Absurdism is a philosophy that explores the inherent tension between humanity’s search for meaning and the general indifference of the universe. Albert Camus is a preeminent absurdist philosopher who posits three general responses to the absurd in his book The Myth of Sisyphus:
Escaping life, what Camus broadly defines as “suicide”
A leap of faith, or “philosophical suicide” by imposing meaning through religion
Acceptance of the absurd and rebellion against it
Camus (and I) believe that life can be beautiful without a larger meaning to the universe. To keep living, despite the chaos we experience in life, is inherently an act of rebellion against the absurd. Architecture often reflects these human attempts to impose order and meaning into the chaos of the natural world.

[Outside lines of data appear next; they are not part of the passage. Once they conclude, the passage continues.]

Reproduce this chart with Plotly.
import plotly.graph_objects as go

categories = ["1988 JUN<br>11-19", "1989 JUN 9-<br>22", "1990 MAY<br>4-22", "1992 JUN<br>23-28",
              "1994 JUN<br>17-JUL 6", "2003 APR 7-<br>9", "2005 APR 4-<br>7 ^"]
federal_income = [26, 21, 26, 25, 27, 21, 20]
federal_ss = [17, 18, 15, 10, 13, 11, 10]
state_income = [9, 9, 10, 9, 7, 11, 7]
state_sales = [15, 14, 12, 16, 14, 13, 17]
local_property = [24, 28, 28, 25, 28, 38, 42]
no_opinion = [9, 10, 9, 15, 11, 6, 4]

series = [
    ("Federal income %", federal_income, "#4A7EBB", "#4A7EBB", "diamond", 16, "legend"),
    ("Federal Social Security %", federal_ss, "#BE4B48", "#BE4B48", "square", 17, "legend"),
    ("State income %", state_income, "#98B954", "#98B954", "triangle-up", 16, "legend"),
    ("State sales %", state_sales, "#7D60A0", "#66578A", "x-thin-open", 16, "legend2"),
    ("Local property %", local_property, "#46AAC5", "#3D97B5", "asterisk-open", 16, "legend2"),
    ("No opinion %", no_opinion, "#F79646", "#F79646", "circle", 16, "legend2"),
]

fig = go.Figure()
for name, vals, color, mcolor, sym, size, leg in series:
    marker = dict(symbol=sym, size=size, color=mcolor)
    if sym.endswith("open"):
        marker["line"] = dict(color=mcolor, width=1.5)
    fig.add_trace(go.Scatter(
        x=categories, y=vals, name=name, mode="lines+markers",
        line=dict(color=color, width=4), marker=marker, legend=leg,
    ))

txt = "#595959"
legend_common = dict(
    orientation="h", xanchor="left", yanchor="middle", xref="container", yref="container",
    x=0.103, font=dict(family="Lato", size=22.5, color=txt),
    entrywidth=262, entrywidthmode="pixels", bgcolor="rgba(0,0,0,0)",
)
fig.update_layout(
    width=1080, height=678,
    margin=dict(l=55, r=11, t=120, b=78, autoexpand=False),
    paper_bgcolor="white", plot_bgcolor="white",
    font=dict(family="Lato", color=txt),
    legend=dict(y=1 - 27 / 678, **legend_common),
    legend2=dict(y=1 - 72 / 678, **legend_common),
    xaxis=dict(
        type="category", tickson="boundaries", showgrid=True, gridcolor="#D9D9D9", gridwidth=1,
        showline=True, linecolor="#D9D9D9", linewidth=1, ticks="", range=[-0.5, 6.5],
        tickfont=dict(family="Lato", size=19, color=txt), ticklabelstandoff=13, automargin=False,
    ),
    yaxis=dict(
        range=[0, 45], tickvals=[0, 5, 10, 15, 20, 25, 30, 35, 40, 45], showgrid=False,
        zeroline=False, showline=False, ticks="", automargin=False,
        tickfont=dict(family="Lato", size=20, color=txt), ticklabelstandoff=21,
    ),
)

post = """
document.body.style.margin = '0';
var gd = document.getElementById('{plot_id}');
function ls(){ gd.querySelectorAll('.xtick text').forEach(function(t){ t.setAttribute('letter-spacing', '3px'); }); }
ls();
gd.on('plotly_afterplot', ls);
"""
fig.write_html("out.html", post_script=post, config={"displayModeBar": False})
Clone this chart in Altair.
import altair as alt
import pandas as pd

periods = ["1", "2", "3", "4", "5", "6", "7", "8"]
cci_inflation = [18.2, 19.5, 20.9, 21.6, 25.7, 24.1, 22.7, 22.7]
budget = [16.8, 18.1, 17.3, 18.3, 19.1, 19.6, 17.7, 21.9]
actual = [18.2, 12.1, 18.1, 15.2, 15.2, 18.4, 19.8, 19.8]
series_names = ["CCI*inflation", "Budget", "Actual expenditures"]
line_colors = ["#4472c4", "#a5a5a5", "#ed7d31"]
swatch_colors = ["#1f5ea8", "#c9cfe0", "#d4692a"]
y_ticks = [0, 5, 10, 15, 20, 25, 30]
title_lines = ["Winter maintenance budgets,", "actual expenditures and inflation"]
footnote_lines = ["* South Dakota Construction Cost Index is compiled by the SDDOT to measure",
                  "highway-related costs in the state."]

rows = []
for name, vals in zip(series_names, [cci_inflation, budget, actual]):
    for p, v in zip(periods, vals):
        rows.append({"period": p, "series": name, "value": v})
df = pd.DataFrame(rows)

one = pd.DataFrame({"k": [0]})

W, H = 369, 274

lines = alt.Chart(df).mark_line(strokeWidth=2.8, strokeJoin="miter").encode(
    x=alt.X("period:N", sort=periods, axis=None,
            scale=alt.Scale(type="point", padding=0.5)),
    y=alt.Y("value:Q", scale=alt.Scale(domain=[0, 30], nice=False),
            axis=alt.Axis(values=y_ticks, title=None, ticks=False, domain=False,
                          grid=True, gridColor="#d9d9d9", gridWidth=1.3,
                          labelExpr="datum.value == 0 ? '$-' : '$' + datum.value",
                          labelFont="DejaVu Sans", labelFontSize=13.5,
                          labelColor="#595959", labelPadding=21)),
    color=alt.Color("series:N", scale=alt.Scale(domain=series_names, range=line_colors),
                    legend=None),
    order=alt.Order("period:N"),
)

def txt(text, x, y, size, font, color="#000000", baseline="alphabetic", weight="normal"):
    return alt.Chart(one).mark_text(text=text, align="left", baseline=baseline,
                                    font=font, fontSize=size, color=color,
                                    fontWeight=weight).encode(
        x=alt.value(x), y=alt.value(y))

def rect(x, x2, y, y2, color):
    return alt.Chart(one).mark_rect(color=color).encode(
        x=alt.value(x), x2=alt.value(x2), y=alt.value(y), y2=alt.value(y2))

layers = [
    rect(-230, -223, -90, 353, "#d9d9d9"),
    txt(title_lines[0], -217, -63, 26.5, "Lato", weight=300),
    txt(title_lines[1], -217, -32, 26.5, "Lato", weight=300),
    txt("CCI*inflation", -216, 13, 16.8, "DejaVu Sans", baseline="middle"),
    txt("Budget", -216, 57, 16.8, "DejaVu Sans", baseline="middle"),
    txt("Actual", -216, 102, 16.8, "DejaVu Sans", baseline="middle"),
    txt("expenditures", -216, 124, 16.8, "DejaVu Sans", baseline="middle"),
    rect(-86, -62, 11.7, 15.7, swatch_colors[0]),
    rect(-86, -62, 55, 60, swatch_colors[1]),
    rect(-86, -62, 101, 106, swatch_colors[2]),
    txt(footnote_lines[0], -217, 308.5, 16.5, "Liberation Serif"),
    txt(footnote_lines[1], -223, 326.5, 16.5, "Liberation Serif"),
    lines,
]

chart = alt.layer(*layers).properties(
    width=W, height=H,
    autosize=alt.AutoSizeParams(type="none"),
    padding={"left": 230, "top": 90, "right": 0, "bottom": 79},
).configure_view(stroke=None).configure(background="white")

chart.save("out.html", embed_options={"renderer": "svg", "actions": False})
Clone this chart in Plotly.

The history behind Maya Lin’s Vietnam War Memorial demonstrates the parallax gap in architecture. The project was initially subject to a wide array of critiques: racists attacked Lin for being a Chinese American woman and critics denounced the work as not being an honorific memorial. Lin’s scheme, which scarred the land with the names of the dead, memorializes the war as a blight on United States history. Tensions were high: the Vietnam war was widely unpopular yet people found the somber memorial to be offensive to the same soldiers shunned on their way to war. Contradiction is commonplace in the architectural progression, but Lin’s project demonstrates the parallax gap that exists when multiple people view the same architectural object from different ideological positions.

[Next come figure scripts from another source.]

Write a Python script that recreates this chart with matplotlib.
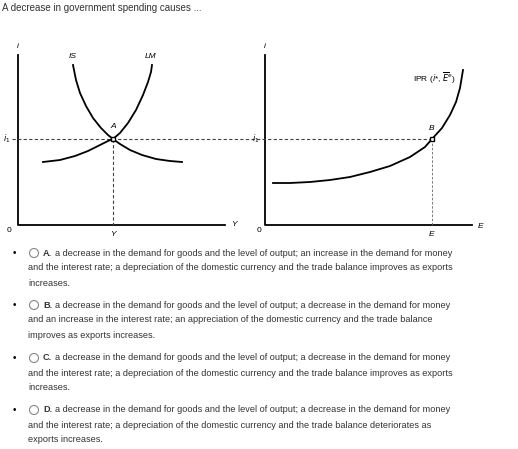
import matplotlib.pyplot as plt
from matplotlib.patches import Circle

plt.rcParams['font.family'] = ['Liberation Sans', 'DejaVu Sans']

W, H = 518, 449

title = "A decrease in government spending causes ..."

# curve points (pixel coords)
is_x = [73, 76, 80, 86, 93, 101, 108, 113, 120, 130, 142, 156, 170, 182]
is_y = [65, 80, 93, 106, 118, 128, 135, 139, 144, 150, 155, 159, 161, 162]
lm_x = [43, 60, 75, 88, 100, 108, 113, 120, 128, 136, 143, 148, 151, 152]
lm_y = [162, 160, 156, 151, 145, 141, 139, 133, 123, 110, 95, 82, 72, 65]
ipr_x = [273, 290, 310, 330, 350, 370, 390, 410, 425, 432, 442, 450, 456, 460, 463]
ipr_y = [183, 183, 182, 180, 177, 172, 166, 157, 147, 139, 128, 115, 102, 88, 70]

options = [
    ("A.", "a decrease in the demand for goods and the level of output; an increase in the demand for money",
     ["and the interest rate; a depreciation of the domestic currency and the trade balance improves as exports",
      "increases."]),
    ("B.", "a decrease in the demand for goods and the level of output; a decrease in the demand for money",
     ["and an increase in the interest rate; an appreciation of the domestic currency and the trade balance",
      "improves as exports increases."]),
    ("C.", "a decrease in the demand for goods and the level of output; a decrease in the demand for money",
     ["and the interest rate; a depreciation of the domestic currency and the trade balance improves as exports",
      "increases."]),
    ("D.", "a decrease in the demand for goods and the level of output; a decrease in the demand for money",
     ["and the interest rate; a depreciation of the domestic currency and the trade balance deteriorates as",
      "exports increases."]),
]
option_y = [253, 305, 358, 410]

fig = plt.figure(figsize=(W / 100, H / 100), dpi=100)
ax = fig.add_axes([0, 0, 1, 1])
ax.set_xlim(0, W)
ax.set_ylim(H, 0)
ax.axis('off')

ax.text(2, 8, title, fontsize=7, va='center', color='#333333')

k = 'black'
# axes
ax.plot([18, 18, 225], [55, 225, 225], color=k, lw=1.3)
ax.plot([265, 265, 472], [55, 225, 225], color=k, lw=1.3)
# dashed guides
ax.plot([12, 432], [139, 139], color='#444444', lw=0.8, ls=(0, (3, 2)))
ax.plot([113, 113], [139, 225], color='#444444', lw=0.8, ls=(0, (3, 2)))
ax.plot([432, 432], [139, 225], color='#666666', lw=0.6, ls=(0, (3, 2)))
# curves
ax.plot(is_x, is_y, color=k, lw=1.3)
ax.plot(lm_x, lm_y, color=k, lw=1.3)
ax.plot(ipr_x, ipr_y, color=k, lw=1.3)
ax.plot([113, 432], [139, 139], 's', ms=3.5, mfc='white', mec=k, mew=1)

it = dict(fontsize=6, style='italic', ha='center', va='center')
ax.text(18, 46, 'i', **it)
ax.text(265, 46, 'i', **it)
ax.text(73, 57, 'IS', **it)
ax.text(151, 57, 'LM', **it)
ax.text(113, 127, 'A', **it)
ax.text(432, 129, 'B', **it)
ax.text(7, 139, '$i_1$', **it)
ax.text(256, 139, '$i_1$', **it)
ax.text(9, 230, '0', fontsize=6, ha='center', va='center')
ax.text(259, 230, '0', fontsize=6, ha='center', va='center')
ax.text(234, 225, 'Y', **it)
ax.text(113, 234, 'Y', **it)
ax.text(481, 226, 'E', **it)
ax.text(432, 235, 'E', **it)
ax.text(434, 78, r'IPR ($i$*, $\overline{E}^e$)', fontsize=6, ha='center', va='center')

fs = 6.6
for (lab, first, rest), y0 in zip(options, option_y):
    ax.text(14, y0, '•', fontsize=7, ha='center', va='center')
    ax.add_patch(Circle((34, y0), 4.5, fill=False, ec='#888888', lw=0.8))
    t = ax.text(43, y0, lab, fontsize=fs, weight='bold', va='center', color='#333333')
    ax.annotate(first, xy=(1, 0.5), xycoords=t, xytext=(2, 0), textcoords='offset points',
                fontsize=fs, va='center', color='#333333')
    for j, line in enumerate(rest):
        ax.text(28, y0 + 15 * (j + 1), line, fontsize=fs, va='center', color='#333333')

fig.savefig('out.png', dpi=100)
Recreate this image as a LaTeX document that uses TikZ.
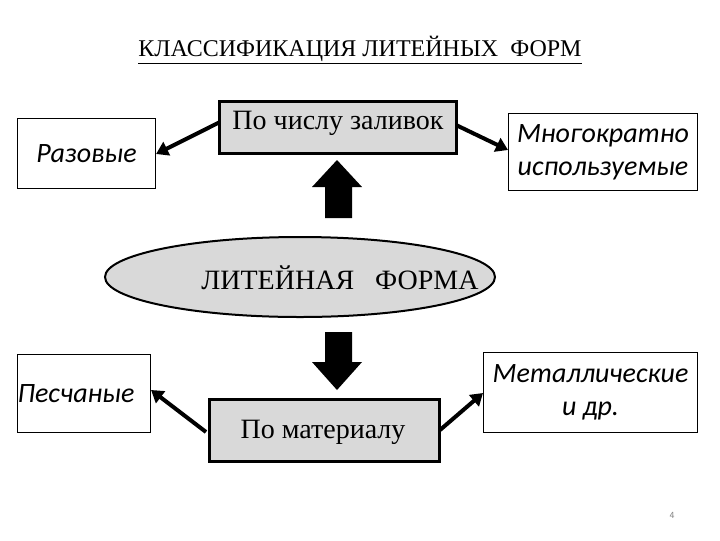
\documentclass[tikz,border=0pt]{standalone}
\usepackage{fontspec}
\setmainfont{Liberation Serif}
\newfontfamily\carlitofont{Carlito}
\usetikzlibrary{shapes.geometric,arrows.meta}
\begin{document}
\begin{tikzpicture}[x=0.75pt,y=-0.75pt,
  wbox/.style={draw,thick,fill=white,font=\carlitofont\itshape\fontsize{21}{25}\selectfont,align=center,inner sep=0},
  gbox/.style={draw,line width=2pt,fill=gray!30,inner sep=0},
  gtext/.style={font=\bfseries\fontsize{21}{25}\selectfont},
  conn/.style={line width=3pt,-{Triangle[length=9pt,width=11pt]}},
  blk/.style={fill=black}]
\useasboundingbox (0,0) rectangle (720,540);
\node[font=\fontsize{18}{22}\selectfont] (title) at (360,50) {\underline{КЛАССИФИКАЦИЯ ЛИТЕЙНЫХ\ \ ФОРМ}};
\node[wbox,minimum width={138*0.75},minimum height={70*0.75},anchor=north west] (raz) at (17,118) {Разовые};
\node[gbox,minimum width={237*0.75},minimum height={52*0.75},anchor=north west] (chis) at (218,100) {};
\node[gtext,font=\fontsize{21}{25}\selectfont] (chist) at (338,123) {По числу заливок};
\node[wbox,minimum width={189*0.75},minimum height={77*0.75},anchor=north west] (mnog) at (508,113) {Многократно\\используемые};
\node[ellipse,draw,line width=1.5pt,fill=gray!30,minimum width={390*0.75},minimum height={80*0.75}] (ell) at (300,277) {};
\node[font=\fontsize{21}{25}\selectfont] (ellt) at (340,278) {ЛИТЕЙНАЯ\ \ \ ФОРМА};
\node[wbox,minimum width={133*0.75},minimum height={78*0.75},anchor=north west] (pes) at (17,354) {\hspace*{-12pt}Песчаные};
\node[gbox,minimum width={230*0.75},minimum height={62*0.75},anchor=north west] (mat) at (208,398) {};
\node[font=\fontsize{21}{25}\selectfont] (matt) at (323,432) {По материалу};
\node[wbox,minimum width={214*0.75},minimum height={80*0.75},anchor=north west] (met) at (483,352) {Металлические\\и др.};
\node[font=\sffamily\scriptsize,text=gray] (pg) at (672,515) {4};
\fill[blk] (337,160) -- (362,187) -- (352,187) -- (352,218) -- (325,218) -- (325,187) -- (312,187) -- cycle;
\fill[blk] (337,390) -- (362,362) -- (352,362) -- (352,332) -- (325,332) -- (325,362) -- (312,362) -- cycle;
\coordinate (a1) at (220,122); \coordinate (a2) at (456,125);
\coordinate (a3) at (206,432); \coordinate (a4) at (440,430);
\draw[conn] (a1) -- (raz.east |- 0,154);
\draw[conn] (a2) -- (mnog.west |- 0,150);
\draw[conn] (a3) -- (pes.east |- 0,390);
\draw[conn] (a4) -- (met.west |- 0,393);
\end{tikzpicture}
\end{document}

Projects from many faith traditions demonstrate the power architecture has to concretize religion. Churches from the Middle Ages in Europe were built out of stone with expert craftsmanship that compelled visitors to see the monuments as creations with divine intervention. Stained glass windows bathed the stone in warm ethereal light and the wall height was determined by how tall the bricks could be stacked up before toppling down. Independent of religious affiliation, it is clear that many religious projects impose a deliberate theological claim, or meaning, in their architecture.

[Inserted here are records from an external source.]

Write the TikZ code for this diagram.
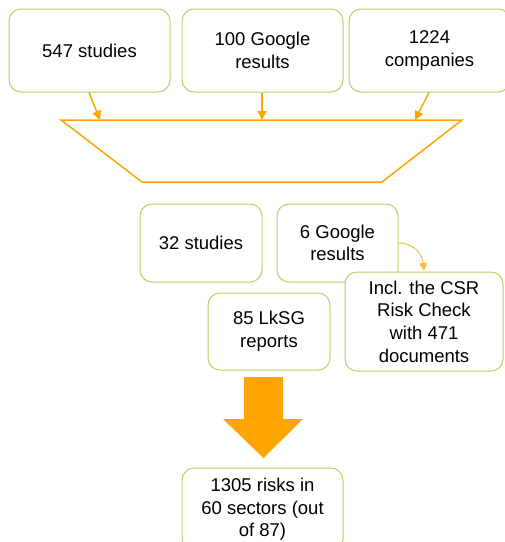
\documentclass[tikz,border=0pt]{standalone}
\usepackage{fontspec}
\setmainfont{Liberation Sans}
\usetikzlibrary{arrows.meta}
\definecolor{boxgreen}{RGB}{190,205,100}
\definecolor{orng}{RGB}{255,165,0}
\definecolor{lorng}{RGB}{255,185,70}
\begin{document}
\begin{tikzpicture}[x=1pt,y=1pt,
 box/.style={draw=boxgreen, line width=1pt, rounded corners=12pt, fill=white, align=center,
   font=\fontsize{18.5}{22.7}\selectfont, inner sep=0pt},
 arr/.style={draw=orng, line width=1.4pt, -{Triangle[length=9pt,width=9pt]}}]
\useasboundingbox (0,0) rectangle (505,-542);
\clip (0,0) rectangle (505,-542);
% top boxes
\node[box, minimum width=161pt, minimum height=83pt] (b1) at (89.5,-50.5) {547 studies};
\node[box, minimum width=161pt, minimum height=83pt] (b2) at (262.5,-50.5) {100 Google\\results};
\node[box, minimum width=161pt, minimum height=83pt] (b3) at (429.5,-50.5) {1224\\companies};
% funnel
\coordinate (t1) at (61,-120);
\coordinate (t2) at (462,-120);
\coordinate (t3) at (382,-182);
\coordinate (t4) at (142,-182);
\draw[orng, line width=1.5pt] (t1) -- (t2) -- (t3) -- (t4) -- cycle;
\coordinate (a1) at (100,-120);
\coordinate (a2) at (262,-120);
\coordinate (a3) at (415,-120);
\draw[arr] (b1.south -| 89,0) -- (a1);
\draw[arr] (b2.south -| 262,0) -- (a2);
\draw[arr] (b3.south -| 429,0) -- (a3);
% middle boxes
\node[box, minimum width=122pt, minimum height=78pt] (s32) at (201,-243) {32 studies};
\node[box, minimum width=121pt, minimum height=78pt] (g6) at (337.5,-243) {6 Google\\results};
\node[box, minimum width=122pt, minimum height=77pt] (lksg) at (269,-331.5) {85 LkSG\\reports};
\coordinate (ce) at (424,-271);
\draw[draw=lorng, line width=1pt, -{Triangle[length=8pt,width=8pt]}]
  (g6.east) .. controls (412,-243) and (422,-252) .. (ce);
\node[box, minimum width=158pt, minimum height=99pt] (incl) at (424,-321.5) {Incl. the CSR\\Risk Check\\with 471\\documents};
% big arrow
\fill[orng] (244,-377) -- (283,-377) -- (283,-419) -- (303,-419) -- (263.5,-458)
  -- (223,-419) -- (244,-419) -- cycle;
% bottom box
\node[box, minimum width=161pt, minimum height=83pt] (res) at (262.5,-509.5) {1305 risks in\\60 sectors (out\\of 87)};
\end{tikzpicture}
\end{document}
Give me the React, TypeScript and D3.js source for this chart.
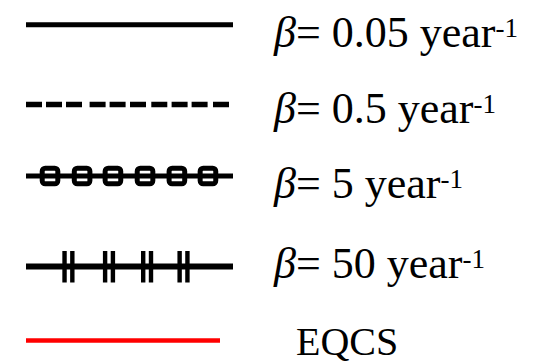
import React, { useEffect, useRef } from "react";
import * as d3 from "d3";

// Legend entries: decay rate β (per year) and the reference case
const betaValues = ["0.05", "0.5", "5", "50"];
const betaStyles = ["solid", "dashed", "square", "tick"];
const referenceLabel = "EQCS";

// Marker placement along the legend sample, as a fraction of its length
const squareMarkers = [0.116, 0.271, 0.42, 0.575, 0.729, 0.879];
const tickMarkers = [0.205, 0.401, 0.585, 0.761];

// Layout
const W = 558;
const H = 364;
const lineY = [24.8, 104.5, 176, 266.5, 340.5];
const textY = [46.7, 123.3, 197.7, 278.3, 355];
const textX = 274;
const SERIF = "'Liberation Serif', 'Times New Roman', Times, serif";

const sampleX = d3.scaleLinear().domain([0, 1]).range([26, 233]);
const dashPattern = "16 4 16 4 16 7.6 16 4 16 4.4 16 5.3 16 4.3 16 4 16 5.4 16";

export default function App() {
  const ref = useRef<SVGSVGElement | null>(null);

  useEffect(() => {
    const svg = d3.select(ref.current);
    svg.selectAll("*").remove();
    const hLine = d3.line();

    betaValues.forEach((v, i) => {
      const y = lineY[i];
      const kind = betaStyles[i];
      const g = svg.append("g");
      const x0 = sampleX(0);
      const x1 = kind === "dashed" ? sampleX(203 / 207) : sampleX(1);
      const d = hLine([[x0, y], [x1, y]]) as string;

      if (kind === "solid") {
        g.append("path").attr("d", d).attr("stroke", "#000").attr("stroke-width", 5).attr("fill", "none");
      } else if (kind === "dashed") {
        g.append("path").attr("d", d).attr("stroke", "#000").attr("stroke-width", 5.5)
          .attr("fill", "none").attr("stroke-dasharray", dashPattern);
      } else if (kind === "square") {
        g.selectAll("rect").data(squareMarkers).join("rect")
          .attr("x", (f) => sampleX(f) - 7.8).attr("y", y - 7.8)
          .attr("width", 15.6).attr("height", 15.6).attr("rx", 3)
          .attr("fill", "#fff").attr("stroke", "#000").attr("stroke-width", 5);
        g.append("path").attr("d", d).attr("stroke", "#000").attr("stroke-width", 5.2).attr("fill", "none");
      } else {
        g.append("path").attr("d", d).attr("stroke", "#000").attr("stroke-width", 6).attr("fill", "none");
        tickMarkers.forEach((f) => {
          [-3.9, 3.9].forEach((o) => {
            g.append("rect").attr("x", sampleX(f) + o - 2.2).attr("y", y - 15.5)
              .attr("width", 4.4).attr("height", 31.5).attr("fill", "#000");
          });
        });
      }

      const t = g.append("text").attr("x", textX).attr("y", textY[i])
        .style("font-family", SERIF).style("font-size", "44px").attr("fill", "#000");
      t.append("tspan").style("font-style", "italic").text("β");
      t.append("tspan").text(`= ${v} year`);
      t.append("tspan").style("font-size", "27px").attr("dy", -10).text("-1");
    });

    svg.append("path")
      .attr("d", hLine([[sampleX(0), lineY[4]], [sampleX(194 / 207), lineY[4]]]) as string)
      .attr("stroke", "#ff0000").attr("stroke-width", 4.5).attr("fill", "none");
    svg.append("text").attr("x", 296).attr("y", textY[4])
      .style("font-family", SERIF).style("font-size", "40px").attr("fill", "#000")
      .text(referenceLabel);
  }, []);

  return <svg ref={ref} width={W} height={H} style={{ position: "absolute", left: 0, top: 0 }} />;
}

The Agri Chapel by Yousuke Harigane is one of my favorite contemporary religious projects. The modest chapel appears to be a simple white box supported by four tree columns. Do the four trees represent the four disciples of Jesus, does the seemingly simple wood framing combine traditional Japanese assembly with Jesus's history as a carpenter, or does the plan reflect a contemporary twist on the traditional cathedral? Probably, however, it is inherently absurd to assume that these shapes, forms, or layouts have an inherent meaning to them. Part of the magic of church is the imposition of order in an otherwise chaotic universe: the tree columns replicate trees; they do not replace them, and the “logical” floor plan does not reflect a natural logic found in many natural systems on earth. While this project is beautiful it does require a leap of faith to ascribe any actual meaning to the space and form. This chapel does an excellent job of both embracing and challenging traditional forms and meanings inscribed in religious projects,
The rejection of inherent meaning and the acceptance of the absurd will liberate architecture, not destroy it. The two examples above present examples of how meaning is created by both the designer and the user of an architectural object. However, there is no inherent meaning or ascribed to traditional architecture forms. Memorials become memorials when they are used to memorialize things and churches become churches when people pray in them. A particular form can only be as compelling as we (as a society) agree it to be. Parallax views introduce noise into cultural understandings of space with varying individual perspectives that continue reframing and redefining architecture beyond the initial design intent. Moments where conventional materials, forms, and organization are challenged produce more interesting projects while also embracing the absurd world we live in.